Extracted entries –
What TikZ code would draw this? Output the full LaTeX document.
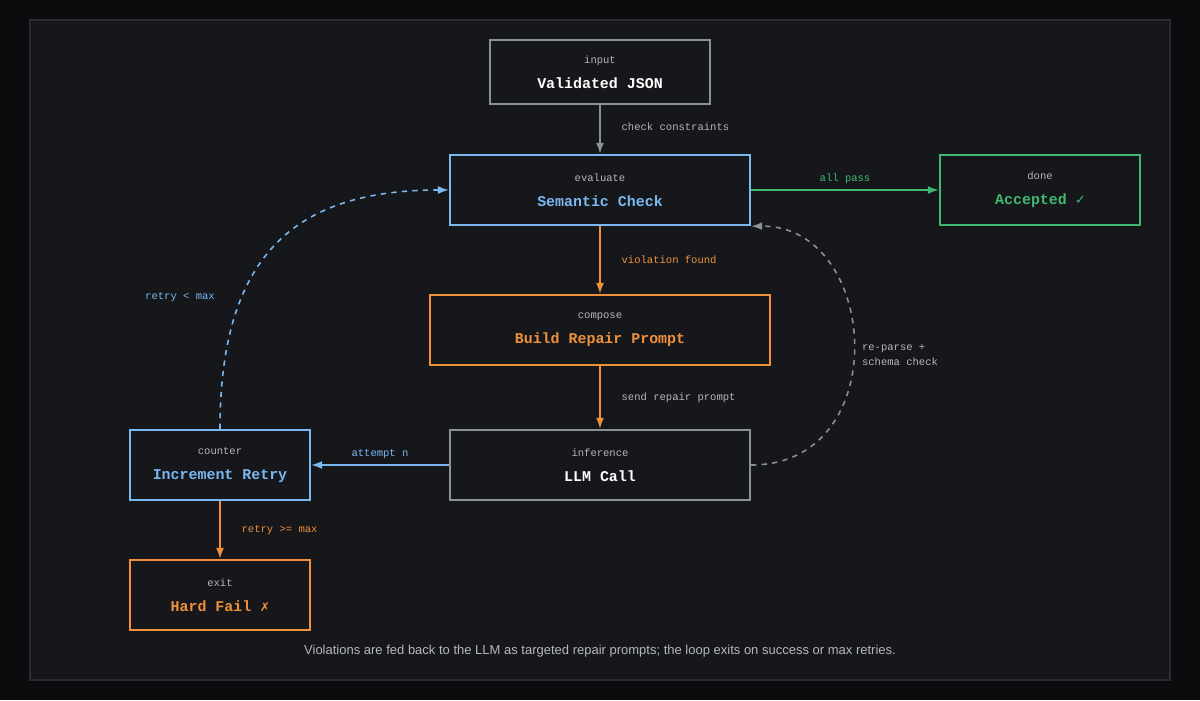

...

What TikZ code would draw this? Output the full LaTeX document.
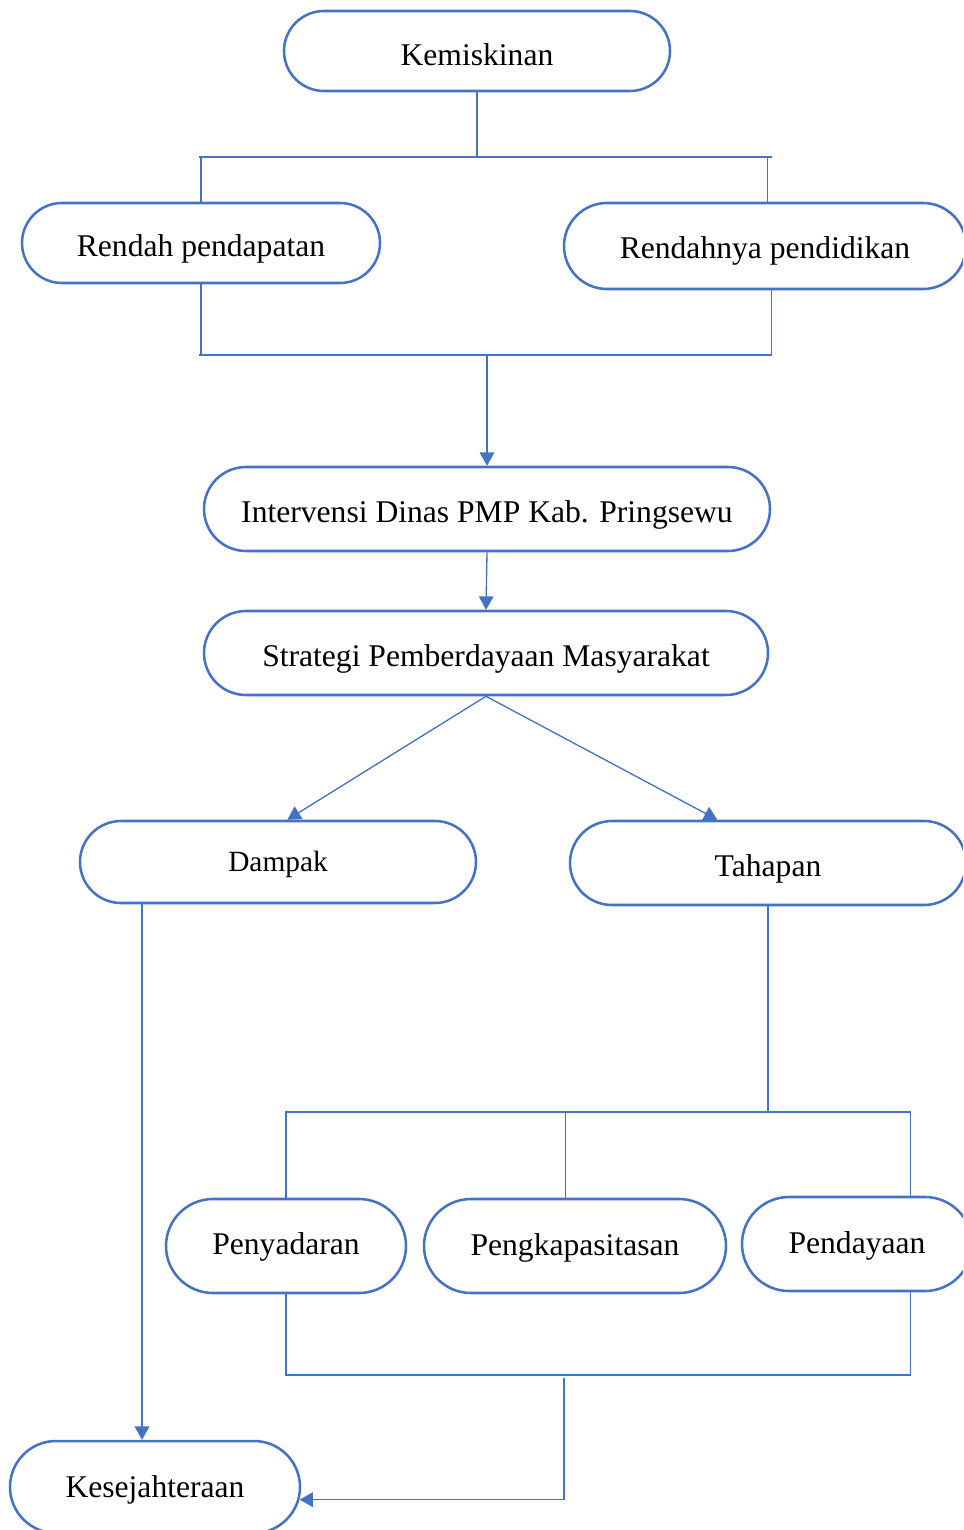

...

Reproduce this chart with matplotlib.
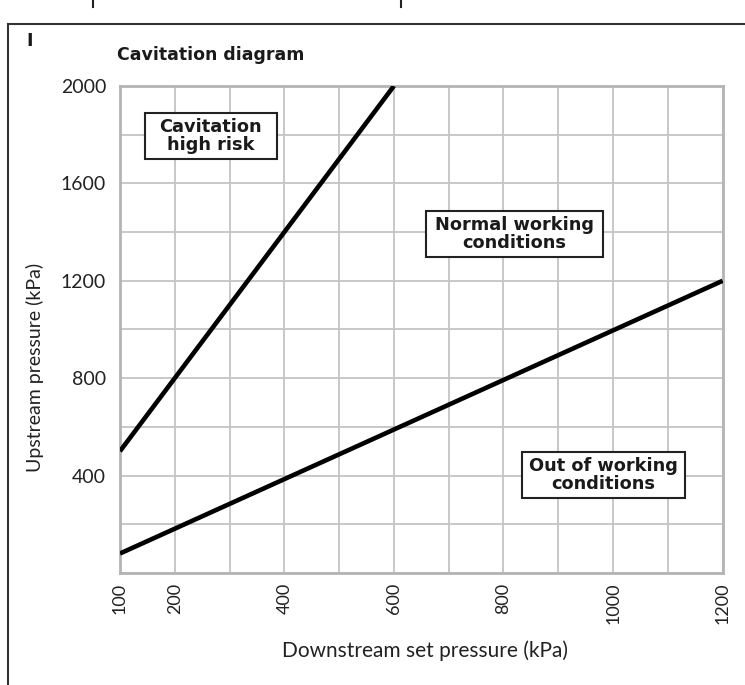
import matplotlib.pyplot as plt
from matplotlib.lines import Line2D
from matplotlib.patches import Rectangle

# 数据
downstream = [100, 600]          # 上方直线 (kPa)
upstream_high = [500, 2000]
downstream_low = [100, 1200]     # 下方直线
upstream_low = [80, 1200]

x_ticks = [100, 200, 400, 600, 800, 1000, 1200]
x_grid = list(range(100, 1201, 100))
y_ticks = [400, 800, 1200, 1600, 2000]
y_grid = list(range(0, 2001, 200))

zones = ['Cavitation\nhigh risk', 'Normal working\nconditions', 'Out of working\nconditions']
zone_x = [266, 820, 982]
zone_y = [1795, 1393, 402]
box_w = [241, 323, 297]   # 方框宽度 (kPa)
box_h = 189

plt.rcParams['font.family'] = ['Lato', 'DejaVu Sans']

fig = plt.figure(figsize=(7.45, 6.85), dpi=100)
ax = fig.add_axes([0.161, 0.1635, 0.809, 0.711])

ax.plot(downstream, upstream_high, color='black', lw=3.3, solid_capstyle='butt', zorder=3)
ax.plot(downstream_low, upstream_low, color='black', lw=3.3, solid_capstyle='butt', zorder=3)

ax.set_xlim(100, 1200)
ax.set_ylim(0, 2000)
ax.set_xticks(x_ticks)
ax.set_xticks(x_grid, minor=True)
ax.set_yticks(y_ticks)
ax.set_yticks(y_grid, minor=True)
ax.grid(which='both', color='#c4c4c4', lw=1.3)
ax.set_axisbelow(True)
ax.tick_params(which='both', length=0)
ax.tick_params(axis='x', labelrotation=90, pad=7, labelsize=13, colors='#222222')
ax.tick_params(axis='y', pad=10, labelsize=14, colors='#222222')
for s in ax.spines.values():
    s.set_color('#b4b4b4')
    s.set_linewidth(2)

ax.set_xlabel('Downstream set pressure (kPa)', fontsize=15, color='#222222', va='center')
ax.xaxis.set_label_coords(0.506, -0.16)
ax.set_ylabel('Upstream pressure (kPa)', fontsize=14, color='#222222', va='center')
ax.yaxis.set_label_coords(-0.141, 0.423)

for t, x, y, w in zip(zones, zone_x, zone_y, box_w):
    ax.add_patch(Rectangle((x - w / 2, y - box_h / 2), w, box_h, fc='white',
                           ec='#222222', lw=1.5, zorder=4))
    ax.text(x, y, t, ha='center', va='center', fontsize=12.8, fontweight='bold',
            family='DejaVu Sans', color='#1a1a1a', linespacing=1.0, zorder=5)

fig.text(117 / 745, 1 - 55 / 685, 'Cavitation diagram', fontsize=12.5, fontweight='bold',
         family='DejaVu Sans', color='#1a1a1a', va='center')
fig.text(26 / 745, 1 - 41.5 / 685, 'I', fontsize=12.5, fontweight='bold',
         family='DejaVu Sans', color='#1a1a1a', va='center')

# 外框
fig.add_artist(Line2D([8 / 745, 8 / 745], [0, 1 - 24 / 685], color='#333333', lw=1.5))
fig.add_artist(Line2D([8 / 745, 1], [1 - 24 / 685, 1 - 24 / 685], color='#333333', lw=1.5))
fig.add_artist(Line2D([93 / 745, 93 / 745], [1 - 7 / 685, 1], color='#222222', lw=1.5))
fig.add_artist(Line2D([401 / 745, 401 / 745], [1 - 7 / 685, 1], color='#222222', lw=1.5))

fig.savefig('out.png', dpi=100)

Written problem – Write out the lines beginning with the one that contains "Reproduce this chart with matplotlib." and ending with the one that contains "upstream_low = [80, 1200]", exactly as given. Leave pictures out.

Worked answer –
Reproduce this chart with matplotlib.
import matplotlib.pyplot as plt
from matplotlib.lines import Line2D
from matplotlib.patches import Rectangle

# 数据
downstream = [100, 600]          # 上方直线 (kPa)
upstream_high = [500, 2000]
downstream_low = [100, 1200]     # 下方直线
upstream_low = [80, 1200]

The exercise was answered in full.